:: Goal ::
Omit images. Retype all entries verbatim.

:: Data records ::
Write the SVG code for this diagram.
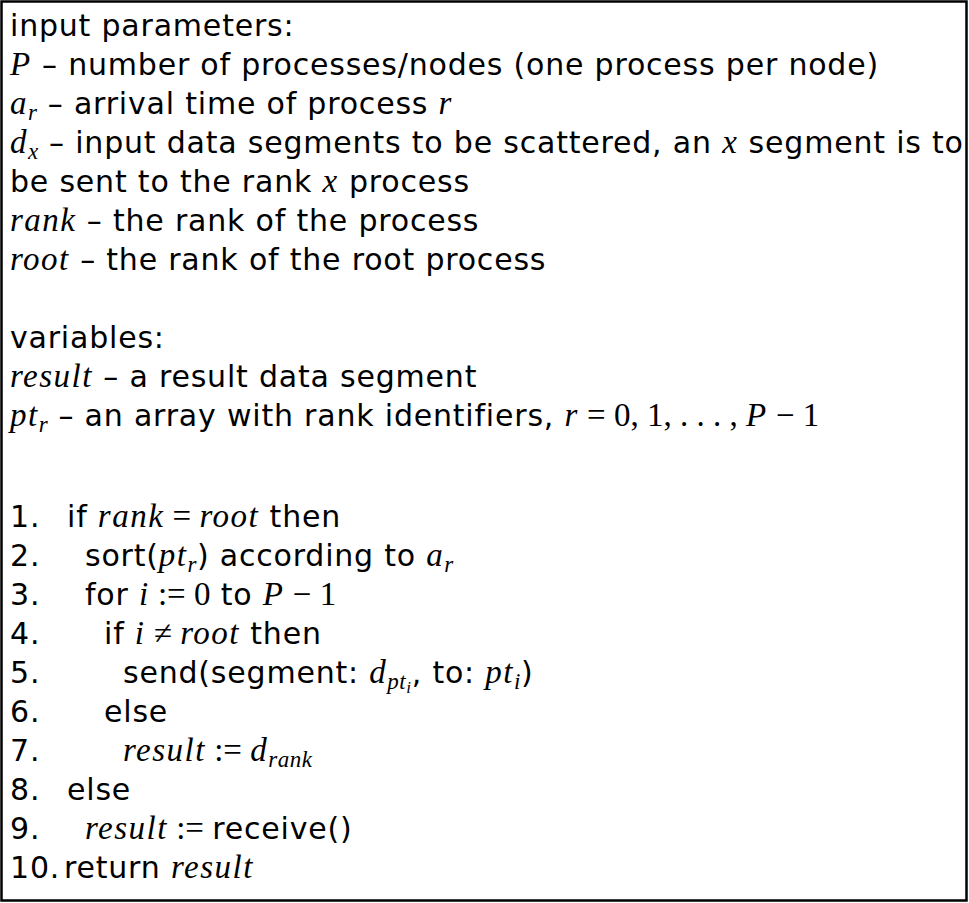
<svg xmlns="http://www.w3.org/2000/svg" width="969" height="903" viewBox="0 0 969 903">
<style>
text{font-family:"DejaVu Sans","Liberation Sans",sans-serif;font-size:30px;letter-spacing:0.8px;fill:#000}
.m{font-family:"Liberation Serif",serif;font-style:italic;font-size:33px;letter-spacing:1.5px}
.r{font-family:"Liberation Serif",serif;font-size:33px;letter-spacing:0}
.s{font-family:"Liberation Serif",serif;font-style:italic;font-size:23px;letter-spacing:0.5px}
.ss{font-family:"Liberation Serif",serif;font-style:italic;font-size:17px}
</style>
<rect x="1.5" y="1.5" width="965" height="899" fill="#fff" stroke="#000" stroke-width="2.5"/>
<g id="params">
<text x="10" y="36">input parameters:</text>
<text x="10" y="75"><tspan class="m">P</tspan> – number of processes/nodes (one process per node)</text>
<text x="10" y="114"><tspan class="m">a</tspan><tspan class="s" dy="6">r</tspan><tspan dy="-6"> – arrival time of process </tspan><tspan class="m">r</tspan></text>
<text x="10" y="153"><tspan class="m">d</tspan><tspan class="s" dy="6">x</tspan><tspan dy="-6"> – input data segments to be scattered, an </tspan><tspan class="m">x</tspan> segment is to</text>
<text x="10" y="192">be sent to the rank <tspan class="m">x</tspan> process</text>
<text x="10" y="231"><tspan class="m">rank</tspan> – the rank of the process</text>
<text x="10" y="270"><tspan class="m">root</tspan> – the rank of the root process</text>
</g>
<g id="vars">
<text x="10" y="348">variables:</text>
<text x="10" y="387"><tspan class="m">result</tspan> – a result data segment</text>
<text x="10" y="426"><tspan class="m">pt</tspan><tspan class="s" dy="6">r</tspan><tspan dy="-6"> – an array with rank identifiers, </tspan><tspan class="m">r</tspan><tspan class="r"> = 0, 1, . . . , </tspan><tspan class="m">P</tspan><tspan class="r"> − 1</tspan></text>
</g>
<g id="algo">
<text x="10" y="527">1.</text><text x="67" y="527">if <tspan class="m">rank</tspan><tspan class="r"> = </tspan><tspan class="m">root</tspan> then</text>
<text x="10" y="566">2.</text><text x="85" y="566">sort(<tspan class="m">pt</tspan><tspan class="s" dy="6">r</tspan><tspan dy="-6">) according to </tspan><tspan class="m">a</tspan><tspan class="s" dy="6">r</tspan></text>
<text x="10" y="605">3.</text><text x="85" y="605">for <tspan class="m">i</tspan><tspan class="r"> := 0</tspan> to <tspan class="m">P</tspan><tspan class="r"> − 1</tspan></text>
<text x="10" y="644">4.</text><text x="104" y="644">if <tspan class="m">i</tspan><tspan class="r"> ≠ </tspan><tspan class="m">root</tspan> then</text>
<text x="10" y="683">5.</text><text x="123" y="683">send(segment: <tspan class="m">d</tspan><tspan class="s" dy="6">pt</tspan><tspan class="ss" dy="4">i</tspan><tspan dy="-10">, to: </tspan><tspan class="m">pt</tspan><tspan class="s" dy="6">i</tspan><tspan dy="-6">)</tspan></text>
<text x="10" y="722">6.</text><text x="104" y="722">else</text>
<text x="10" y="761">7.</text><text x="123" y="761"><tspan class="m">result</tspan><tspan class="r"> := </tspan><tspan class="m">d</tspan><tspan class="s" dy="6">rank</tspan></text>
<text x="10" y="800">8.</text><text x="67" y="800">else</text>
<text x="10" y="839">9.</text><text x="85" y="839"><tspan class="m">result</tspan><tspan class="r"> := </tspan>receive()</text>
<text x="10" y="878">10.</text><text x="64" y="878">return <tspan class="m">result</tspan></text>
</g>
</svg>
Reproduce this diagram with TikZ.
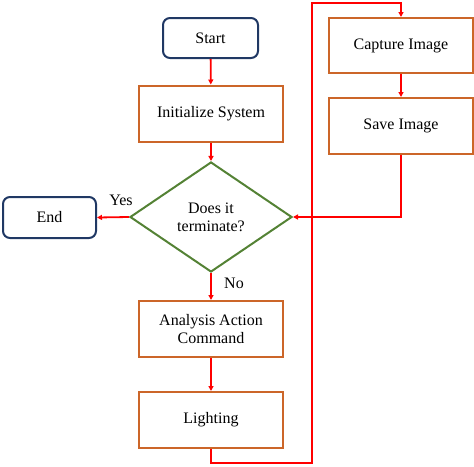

:: Expected answer ::
Write the SVG code for this diagram.
<svg xmlns="http://www.w3.org/2000/svg" width="969" height="903" viewBox="0 0 969 903">
<style>
text{font-family:"DejaVu Sans","Liberation Sans",sans-serif;font-size:30px;letter-spacing:0.8px;fill:#000}
.m{font-family:"Liberation Serif",serif;font-style:italic;font-size:33px;letter-spacing:1.5px}
.r{font-family:"Liberation Serif",serif;font-size:33px;letter-spacing:0}
.s{font-family:"Liberation Serif",serif;font-style:italic;font-size:23px;letter-spacing:0.5px}
.ss{font-family:"Liberation Serif",serif;font-style:italic;font-size:17px}
</style>
<rect x="1.5" y="1.5" width="965" height="899" fill="#fff" stroke="#000" stroke-width="2.5"/>
<g id="params">
<text x="10" y="36">input parameters:</text>
<text x="10" y="75"><tspan class="m">P</tspan> – number of processes/nodes (one process per node)</text>
<text x="10" y="114"><tspan class="m">a</tspan><tspan class="s" dy="6">r</tspan><tspan dy="-6"> – arrival time of process </tspan><tspan class="m">r</tspan></text>
<text x="10" y="153"><tspan class="m">d</tspan><tspan class="s" dy="6">x</tspan><tspan dy="-6"> – input data segments to be scattered, an </tspan><tspan class="m">x</tspan> segment is to</text>
<text x="10" y="192">be sent to the rank <tspan class="m">x</tspan> process</text>
<text x="10" y="231"><tspan class="m">rank</tspan> – the rank of the process</text>
<text x="10" y="270"><tspan class="m">root</tspan> – the rank of the root process</text>
</g>
<g id="vars">
<text x="10" y="348">variables:</text>
<text x="10" y="387"><tspan class="m">result</tspan> – a result data segment</text>
<text x="10" y="426"><tspan class="m">pt</tspan><tspan class="s" dy="6">r</tspan><tspan dy="-6"> – an array with rank identifiers, </tspan><tspan class="m">r</tspan><tspan class="r"> = 0, 1, . . . , </tspan><tspan class="m">P</tspan><tspan class="r"> − 1</tspan></text>
</g>
<g id="algo">
<text x="10" y="527">1.</text><text x="67" y="527">if <tspan class="m">rank</tspan><tspan class="r"> = </tspan><tspan class="m">root</tspan> then</text>
<text x="10" y="566">2.</text><text x="85" y="566">sort(<tspan class="m">pt</tspan><tspan class="s" dy="6">r</tspan><tspan dy="-6">) according to </tspan><tspan class="m">a</tspan><tspan class="s" dy="6">r</tspan></text>
<text x="10" y="605">3.</text><text x="85" y="605">for <tspan class="m">i</tspan><tspan class="r"> := 0</tspan> to <tspan class="m">P</tspan><tspan class="r"> − 1</tspan></text>
<text x="10" y="644">4.</text><text x="104" y="644">if <tspan class="m">i</tspan><tspan class="r"> ≠ </tspan><tspan class="m">root</tspan> then</text>
<text x="10" y="683">5.</text><text x="123" y="683">send(segment: <tspan class="m">d</tspan><tspan class="s" dy="6">pt</tspan><tspan class="ss" dy="4">i</tspan><tspan dy="-10">, to: </tspan><tspan class="m">pt</tspan><tspan class="s" dy="6">i</tspan><tspan dy="-6">)</tspan></text>
<text x="10" y="722">6.</text><text x="104" y="722">else</text>
<text x="10" y="761">7.</text><text x="123" y="761"><tspan class="m">result</tspan><tspan class="r"> := </tspan><tspan class="m">d</tspan><tspan class="s" dy="6">rank</tspan></text>
<text x="10" y="800">8.</text><text x="67" y="800">else</text>
<text x="10" y="839">9.</text><text x="85" y="839"><tspan class="m">result</tspan><tspan class="r"> := </tspan>receive()</text>
<text x="10" y="878">10.</text><text x="64" y="878">return <tspan class="m">result</tspan></text>
</g>
</svg>
Reproduce this diagram with TikZ.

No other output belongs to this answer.